The supplier landscape is characterised by moderate competitive dynamics: no single player has more than a 15% share of total category sales, and brand loyalty remains low, with up to 40% of consumers willing to switch between brands and private labels on price promotion. Competitive intensity is strongest in the legume‑based sub‑segment, where at least 30 distinct SKUs are currently listed in Spanish supermarkets.

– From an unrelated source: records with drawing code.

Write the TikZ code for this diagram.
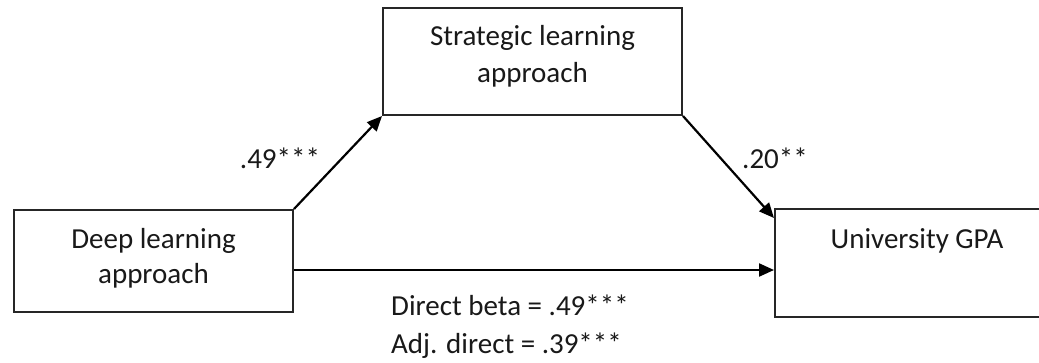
\documentclass[tikz,border=0pt]{standalone}
\usepackage{fontspec}
\setmainfont{Carlito}
\usetikzlibrary{arrows.meta,calc}
\tikzset{
  boxframe/.style={draw=black!85, line width=2pt, inner sep=0pt},
  boxtext/.style={anchor=base, align=center, inner sep=0pt, font=\fontsize{29}{35}\selectfont, text=black!90},
  lbl/.style={anchor=base, inner sep=0pt, font=\fontsize{29}{35}\selectfont, text=black!90},
  conn/.style={line width=2.2pt, -{Triangle[length=15pt,width=13pt]}}
}
\begin{document}
\begin{tikzpicture}[x=1pt,y=-1pt]
\useasboundingbox (0,0) rectangle (1039,362);
\clip (0,0) rectangle (1039,362);
\fill[white] (0,0) rectangle (1039,362);
% boxes
\node[boxframe, minimum width=279pt, minimum height=102pt] (deep) at (153.5,261) {};
\node[boxframe, minimum width=299pt, minimum height=107pt] (strat) at (532.5,61.5) {};
\node[boxframe, minimum width=284pt, minimum height=108pt] (gpa) at (917,263) {};
% box texts
\node[boxtext] (deept1) at (153.5,248) {Deep learning};
\node[boxtext] (deept2) at (153.5,283) {approach};
\node[boxtext] (strt1) at (532.5,45) {Strategic learning};
\node[boxtext] (strt2) at (532.5,82) {approach};
\node[boxtext] (gpat) at (917,248) {University GPA};
% connectors
\draw[conn] (deep.north east) -- (strat.south west);
\draw[conn] (strat.south east) -- ($(gpa.north west)+(0,10)$);
\coordinate (hstart) at ($(deep.east)+(0,9)$);
\draw[conn] (hstart) -- (hstart -| gpa.west);
% labels
\node[lbl] (l1) at (280,168) {.49***};
\node[lbl] (l2) at (775,168) {.20**};
\node[lbl, anchor=base west] (l3) at (391,315) {Direct beta = .49***};
\node[lbl, anchor=base west] (l4) at (391,353) {Adj. direct = .39***};
\end{tikzpicture}
\end{document}
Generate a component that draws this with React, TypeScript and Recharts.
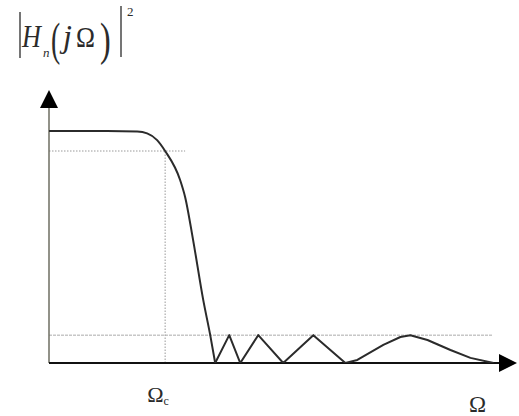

Domestic Production and Supply
Spain benefits from a well‑established snack‑manufacturing infrastructure, particularly in the provinces of Barcelona, Valencia, and Seville, where hundreds of extruded‑snack lines and baking ovens have been adapted or repurposed for vegan chip production since 2021. Domestic manufacturing capacity for vegan chips variety packs is estimated to cover 50–60% of national consumption, with the balance supplied by imports. Local production is concentrated on legume‑based and grain‑based chips, leveraging Spain’s domestic chickpea and lentil harvests, which originate primarily in Castile‑La Mancha and Andalusia.
However, the domestic supply of vegetable powders (kale, spinach, beetroot) is limited, and many producers source these ingredients from Northern Europe or Mediterranean basin traders. A key bottleneck is the limited number of co‑manufacturing lines with gluten‑free certification and organic accreditation – no more than 15–20 facilities in Spain currently meet these combined requirements, leading to capacity utilisation rates of 80–90% and extended lead times during promotional peaks. Smaller D2C brands often struggle to secure co‑packing slots and may wait 8–12 weeks for a production run.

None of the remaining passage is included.